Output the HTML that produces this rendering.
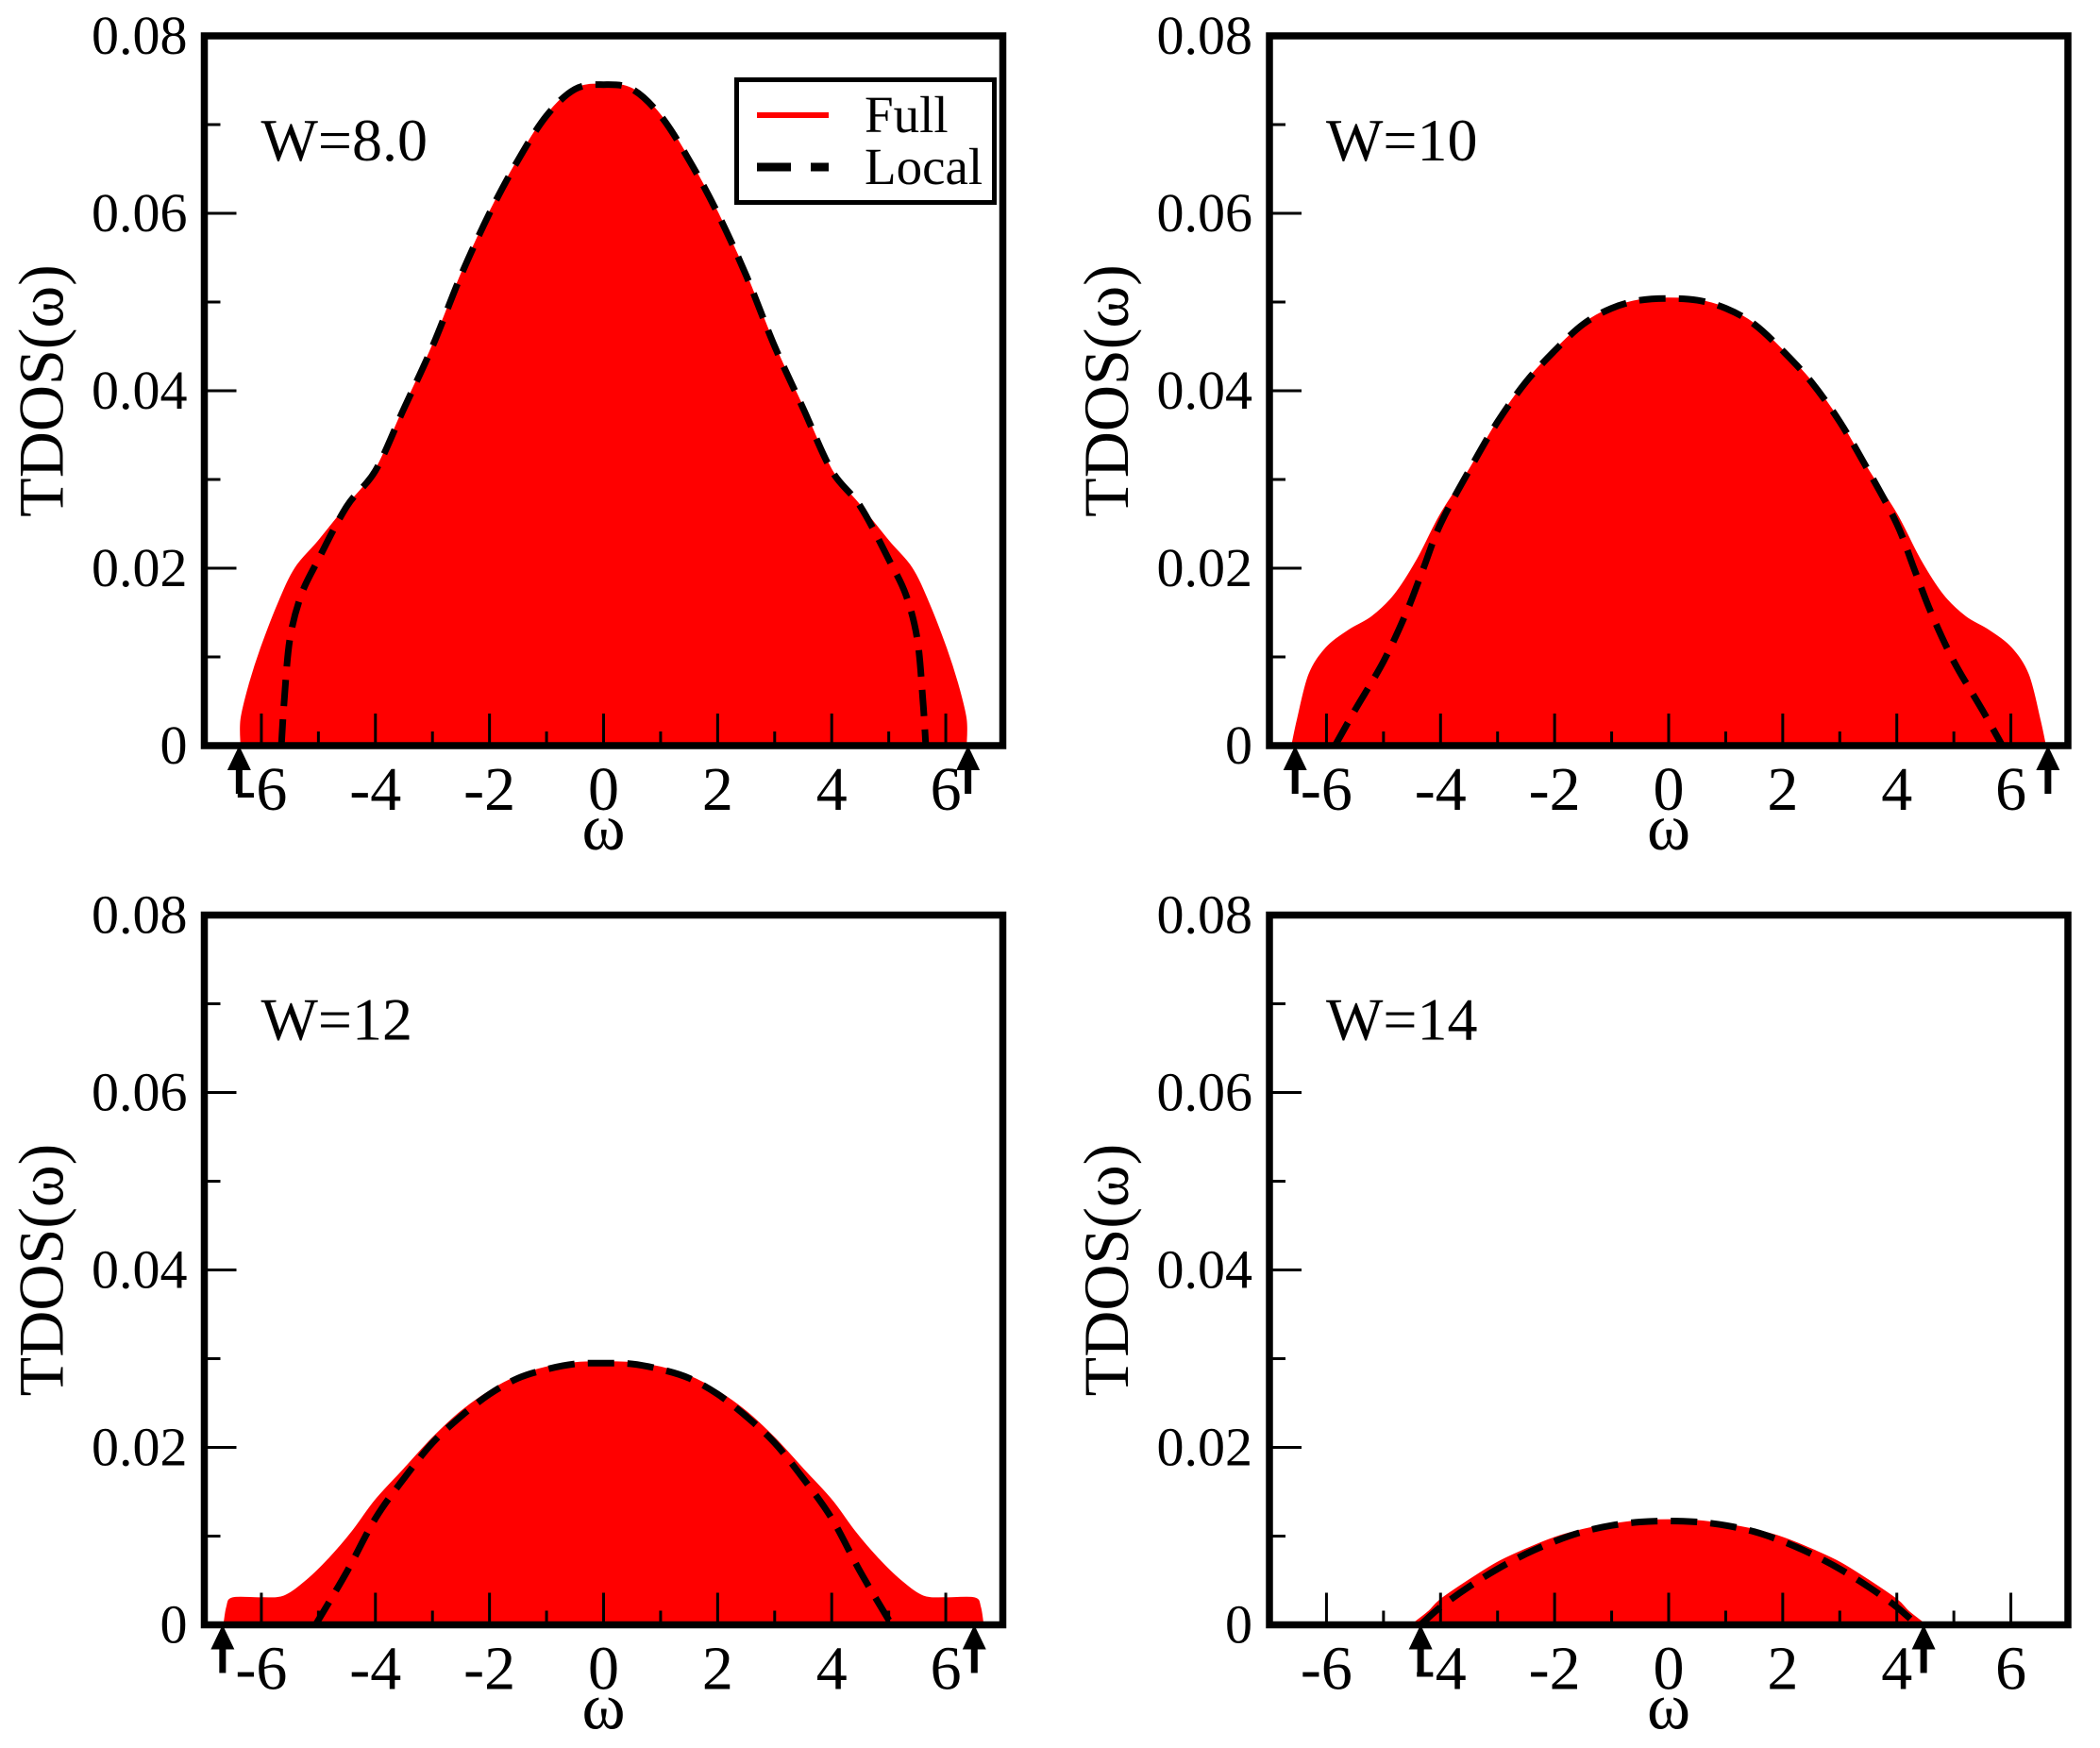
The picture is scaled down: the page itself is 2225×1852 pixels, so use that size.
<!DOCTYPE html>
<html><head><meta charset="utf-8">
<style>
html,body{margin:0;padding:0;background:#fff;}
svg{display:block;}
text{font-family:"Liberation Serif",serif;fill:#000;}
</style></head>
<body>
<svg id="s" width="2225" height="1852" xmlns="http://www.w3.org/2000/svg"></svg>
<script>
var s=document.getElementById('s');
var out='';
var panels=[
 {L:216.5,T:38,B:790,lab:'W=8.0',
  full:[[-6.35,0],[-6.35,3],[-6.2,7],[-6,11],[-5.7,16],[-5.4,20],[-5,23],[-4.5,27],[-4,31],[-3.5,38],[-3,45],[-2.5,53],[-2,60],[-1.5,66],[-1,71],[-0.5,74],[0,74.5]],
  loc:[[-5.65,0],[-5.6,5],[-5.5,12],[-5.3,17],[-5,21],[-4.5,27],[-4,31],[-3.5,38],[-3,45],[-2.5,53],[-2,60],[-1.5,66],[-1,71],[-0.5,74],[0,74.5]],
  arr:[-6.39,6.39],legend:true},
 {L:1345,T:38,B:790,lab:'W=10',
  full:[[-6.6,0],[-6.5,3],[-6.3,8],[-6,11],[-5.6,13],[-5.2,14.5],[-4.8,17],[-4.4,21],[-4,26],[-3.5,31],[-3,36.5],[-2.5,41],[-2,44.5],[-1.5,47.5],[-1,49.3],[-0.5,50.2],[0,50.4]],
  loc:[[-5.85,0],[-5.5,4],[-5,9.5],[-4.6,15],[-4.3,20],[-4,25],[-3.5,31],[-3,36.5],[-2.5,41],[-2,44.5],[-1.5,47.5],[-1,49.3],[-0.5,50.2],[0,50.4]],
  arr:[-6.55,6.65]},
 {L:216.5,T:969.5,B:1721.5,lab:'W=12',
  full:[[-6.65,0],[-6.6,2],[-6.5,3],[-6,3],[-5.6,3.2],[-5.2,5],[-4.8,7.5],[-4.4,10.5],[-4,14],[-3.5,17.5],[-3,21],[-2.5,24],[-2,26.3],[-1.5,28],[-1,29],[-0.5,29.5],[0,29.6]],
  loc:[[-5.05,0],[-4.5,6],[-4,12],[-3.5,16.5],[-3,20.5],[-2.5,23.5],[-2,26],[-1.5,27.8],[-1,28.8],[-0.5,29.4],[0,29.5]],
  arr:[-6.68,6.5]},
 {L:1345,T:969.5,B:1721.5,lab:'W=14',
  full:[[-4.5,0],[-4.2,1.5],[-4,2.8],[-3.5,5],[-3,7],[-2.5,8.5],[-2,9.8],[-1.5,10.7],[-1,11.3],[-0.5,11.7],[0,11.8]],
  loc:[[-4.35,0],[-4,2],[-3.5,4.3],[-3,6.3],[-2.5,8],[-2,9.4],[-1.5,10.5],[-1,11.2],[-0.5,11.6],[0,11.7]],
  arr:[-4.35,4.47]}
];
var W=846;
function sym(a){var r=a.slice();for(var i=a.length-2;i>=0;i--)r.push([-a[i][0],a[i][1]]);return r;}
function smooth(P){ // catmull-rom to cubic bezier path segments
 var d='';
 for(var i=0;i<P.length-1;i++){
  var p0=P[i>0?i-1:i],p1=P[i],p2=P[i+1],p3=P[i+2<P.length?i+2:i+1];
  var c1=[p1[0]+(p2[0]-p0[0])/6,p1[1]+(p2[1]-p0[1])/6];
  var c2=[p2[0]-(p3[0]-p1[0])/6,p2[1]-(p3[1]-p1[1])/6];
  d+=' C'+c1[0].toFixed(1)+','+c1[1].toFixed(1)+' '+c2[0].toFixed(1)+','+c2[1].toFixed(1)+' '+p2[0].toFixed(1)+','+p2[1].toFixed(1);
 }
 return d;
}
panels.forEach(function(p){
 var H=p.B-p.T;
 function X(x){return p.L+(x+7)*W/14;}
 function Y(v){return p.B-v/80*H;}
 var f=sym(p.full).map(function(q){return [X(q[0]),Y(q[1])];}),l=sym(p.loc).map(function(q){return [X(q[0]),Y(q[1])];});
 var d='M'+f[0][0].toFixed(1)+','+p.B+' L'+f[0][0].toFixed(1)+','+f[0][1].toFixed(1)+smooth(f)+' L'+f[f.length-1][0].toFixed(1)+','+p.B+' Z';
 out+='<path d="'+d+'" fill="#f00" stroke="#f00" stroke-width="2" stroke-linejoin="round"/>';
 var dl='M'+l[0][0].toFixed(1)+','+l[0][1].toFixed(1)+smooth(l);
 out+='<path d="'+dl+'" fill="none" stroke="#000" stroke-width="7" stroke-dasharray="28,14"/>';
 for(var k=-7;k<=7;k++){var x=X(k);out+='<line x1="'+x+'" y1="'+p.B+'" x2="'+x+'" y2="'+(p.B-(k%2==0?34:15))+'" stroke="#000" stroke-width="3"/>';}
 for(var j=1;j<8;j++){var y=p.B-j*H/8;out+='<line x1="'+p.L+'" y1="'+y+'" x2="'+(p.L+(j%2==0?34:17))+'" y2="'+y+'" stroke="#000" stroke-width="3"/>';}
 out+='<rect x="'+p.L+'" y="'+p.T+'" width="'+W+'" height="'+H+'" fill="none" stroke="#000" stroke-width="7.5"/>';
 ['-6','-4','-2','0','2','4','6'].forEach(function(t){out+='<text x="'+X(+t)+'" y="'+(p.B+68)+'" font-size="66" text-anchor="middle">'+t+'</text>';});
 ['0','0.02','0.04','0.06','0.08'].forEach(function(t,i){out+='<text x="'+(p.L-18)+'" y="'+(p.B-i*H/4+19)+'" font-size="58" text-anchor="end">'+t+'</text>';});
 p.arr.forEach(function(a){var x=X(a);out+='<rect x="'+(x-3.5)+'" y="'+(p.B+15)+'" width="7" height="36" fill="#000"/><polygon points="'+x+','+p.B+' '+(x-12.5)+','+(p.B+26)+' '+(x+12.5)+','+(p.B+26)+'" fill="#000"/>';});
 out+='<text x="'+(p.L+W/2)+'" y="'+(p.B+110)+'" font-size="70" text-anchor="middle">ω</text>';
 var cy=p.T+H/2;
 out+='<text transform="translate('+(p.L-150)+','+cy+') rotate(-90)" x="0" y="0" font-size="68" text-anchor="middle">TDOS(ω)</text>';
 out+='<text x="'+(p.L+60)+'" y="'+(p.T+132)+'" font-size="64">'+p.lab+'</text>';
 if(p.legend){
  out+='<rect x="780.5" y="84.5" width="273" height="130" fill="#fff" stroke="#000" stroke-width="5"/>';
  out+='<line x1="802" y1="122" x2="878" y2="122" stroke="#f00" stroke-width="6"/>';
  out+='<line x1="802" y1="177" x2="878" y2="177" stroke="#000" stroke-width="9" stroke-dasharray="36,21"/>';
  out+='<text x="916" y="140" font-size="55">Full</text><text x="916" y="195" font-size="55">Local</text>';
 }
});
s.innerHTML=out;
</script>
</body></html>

※ ※ ※

§ Written task: Quote the full listing above word for word; exclude every picture from the copy.

§ Final result:
Output the HTML that produces this rendering.
The picture is scaled down: the page itself is 2225×1852 pixels, so use that size.
<!DOCTYPE html>
<html><head><meta charset="utf-8">
<style>
html,body{margin:0;padding:0;background:#fff;}
svg{display:block;}
text{font-family:"Liberation Serif",serif;fill:#000;}
</style></head>
<body>
<svg id="s" width="2225" height="1852" xmlns="http://www.w3.org/2000/svg"></svg>
<script>
var s=document.getElementById('s');
var out='';
var panels=[
 {L:216.5,T:38,B:790,lab:'W=8.0',
  full:[[-6.35,0],[-6.35,3],[-6.2,7],[-6,11],[-5.7,16],[-5.4,20],[-5,23],[-4.5,27],[-4,31],[-3.5,38],[-3,45],[-2.5,53],[-2,60],[-1.5,66],[-1,71],[-0.5,74],[0,74.5]],
  loc:[[-5.65,0],[-5.6,5],[-5.5,12],[-5.3,17],[-5,21],[-4.5,27],[-4,31],[-3.5,38],[-3,45],[-2.5,53],[-2,60],[-1.5,66],[-1,71],[-0.5,74],[0,74.5]],
  arr:[-6.39,6.39],legend:true},
 {L:1345,T:38,B:790,lab:'W=10',
  full:[[-6.6,0],[-6.5,3],[-6.3,8],[-6,11],[-5.6,13],[-5.2,14.5],[-4.8,17],[-4.4,21],[-4,26],[-3.5,31],[-3,36.5],[-2.5,41],[-2,44.5],[-1.5,47.5],[-1,49.3],[-0.5,50.2],[0,50.4]],
  loc:[[-5.85,0],[-5.5,4],[-5,9.5],[-4.6,15],[-4.3,20],[-4,25],[-3.5,31],[-3,36.5],[-2.5,41],[-2,44.5],[-1.5,47.5],[-1,49.3],[-0.5,50.2],[0,50.4]],
  arr:[-6.55,6.65]},
 {L:216.5,T:969.5,B:1721.5,lab:'W=12',
  full:[[-6.65,0],[-6.6,2],[-6.5,3],[-6,3],[-5.6,3.2],[-5.2,5],[-4.8,7.5],[-4.4,10.5],[-4,14],[-3.5,17.5],[-3,21],[-2.5,24],[-2,26.3],[-1.5,28],[-1,29],[-0.5,29.5],[0,29.6]],
  loc:[[-5.05,0],[-4.5,6],[-4,12],[-3.5,16.5],[-3,20.5],[-2.5,23.5],[-2,26],[-1.5,27.8],[-1,28.8],[-0.5,29.4],[0,29.5]],
  arr:[-6.68,6.5]},
 {L:1345,T:969.5,B:1721.5,lab:'W=14',
  full:[[-4.5,0],[-4.2,1.5],[-4,2.8],[-3.5,5],[-3,7],[-2.5,8.5],[-2,9.8],[-1.5,10.7],[-1,11.3],[-0.5,11.7],[0,11.8]],
  loc:[[-4.35,0],[-4,2],[-3.5,4.3],[-3,6.3],[-2.5,8],[-2,9.4],[-1.5,10.5],[-1,11.2],[-0.5,11.6],[0,11.7]],
  arr:[-4.35,4.47]}
];
var W=846;
function sym(a){var r=a.slice();for(var i=a.length-2;i>=0;i--)r.push([-a[i][0],a[i][1]]);return r;}
function smooth(P){ // catmull-rom to cubic bezier path segments
 var d='';
 for(var i=0;i<P.length-1;i++){
  var p0=P[i>0?i-1:i],p1=P[i],p2=P[i+1],p3=P[i+2<P.length?i+2:i+1];
  var c1=[p1[0]+(p2[0]-p0[0])/6,p1[1]+(p2[1]-p0[1])/6];
  var c2=[p2[0]-(p3[0]-p1[0])/6,p2[1]-(p3[1]-p1[1])/6];
  d+=' C'+c1[0].toFixed(1)+','+c1[1].toFixed(1)+' '+c2[0].toFixed(1)+','+c2[1].toFixed(1)+' '+p2[0].toFixed(1)+','+p2[1].toFixed(1);
 }
 return d;
}
panels.forEach(function(p){
 var H=p.B-p.T;
 function X(x){return p.L+(x+7)*W/14;}
 function Y(v){return p.B-v/80*H;}
 var f=sym(p.full).map(function(q){return [X(q[0]),Y(q[1])];}),l=sym(p.loc).map(function(q){return [X(q[0]),Y(q[1])];});
 var d='M'+f[0][0].toFixed(1)+','+p.B+' L'+f[0][0].toFixed(1)+','+f[0][1].toFixed(1)+smooth(f)+' L'+f[f.length-1][0].toFixed(1)+','+p.B+' Z';
 out+='<path d="'+d+'" fill="#f00" stroke="#f00" stroke-width="2" stroke-linejoin="round"/>';
 var dl='M'+l[0][0].toFixed(1)+','+l[0][1].toFixed(1)+smooth(l);
 out+='<path d="'+dl+'" fill="none" stroke="#000" stroke-width="7" stroke-dasharray="28,14"/>';
 for(var k=-7;k<=7;k++){var x=X(k);out+='<line x1="'+x+'" y1="'+p.B+'" x2="'+x+'" y2="'+(p.B-(k%2==0?34:15))+'" stroke="#000" stroke-width="3"/>';}
 for(var j=1;j<8;j++){var y=p.B-j*H/8;out+='<line x1="'+p.L+'" y1="'+y+'" x2="'+(p.L+(j%2==0?34:17))+'" y2="'+y+'" stroke="#000" stroke-width="3"/>';}
 out+='<rect x="'+p.L+'" y="'+p.T+'" width="'+W+'" height="'+H+'" fill="none" stroke="#000" stroke-width="7.5"/>';
 ['-6','-4','-2','0','2','4','6'].forEach(function(t){out+='<text x="'+X(+t)+'" y="'+(p.B+68)+'" font-size="66" text-anchor="middle">'+t+'</text>';});
 ['0','0.02','0.04','0.06','0.08'].forEach(function(t,i){out+='<text x="'+(p.L-18)+'" y="'+(p.B-i*H/4+19)+'" font-size="58" text-anchor="end">'+t+'</text>';});
 p.arr.forEach(function(a){var x=X(a);out+='<rect x="'+(x-3.5)+'" y="'+(p.B+15)+'" width="7" height="36" fill="#000"/><polygon points="'+x+','+p.B+' '+(x-12.5)+','+(p.B+26)+' '+(x+12.5)+','+(p.B+26)+'" fill="#000"/>';});
 out+='<text x="'+(p.L+W/2)+'" y="'+(p.B+110)+'" font-size="70" text-anchor="middle">ω</text>';
 var cy=p.T+H/2;
 out+='<text transform="translate('+(p.L-150)+','+cy+') rotate(-90)" x="0" y="0" font-size="68" text-anchor="middle">TDOS(ω)</text>';
 out+='<text x="'+(p.L+60)+'" y="'+(p.T+132)+'" font-size="64">'+p.lab+'</text>';
 if(p.legend){
  out+='<rect x="780.5" y="84.5" width="273" height="130" fill="#fff" stroke="#000" stroke-width="5"/>';
  out+='<line x1="802" y1="122" x2="878" y2="122" stroke="#f00" stroke-width="6"/>';
  out+='<line x1="802" y1="177" x2="878" y2="177" stroke="#000" stroke-width="9" stroke-dasharray="36,21"/>';
  out+='<text x="916" y="140" font-size="55">Full</text><text x="916" y="195" font-size="55">Local</text>';
 }
});
s.innerHTML=out;
</script>
</body></html>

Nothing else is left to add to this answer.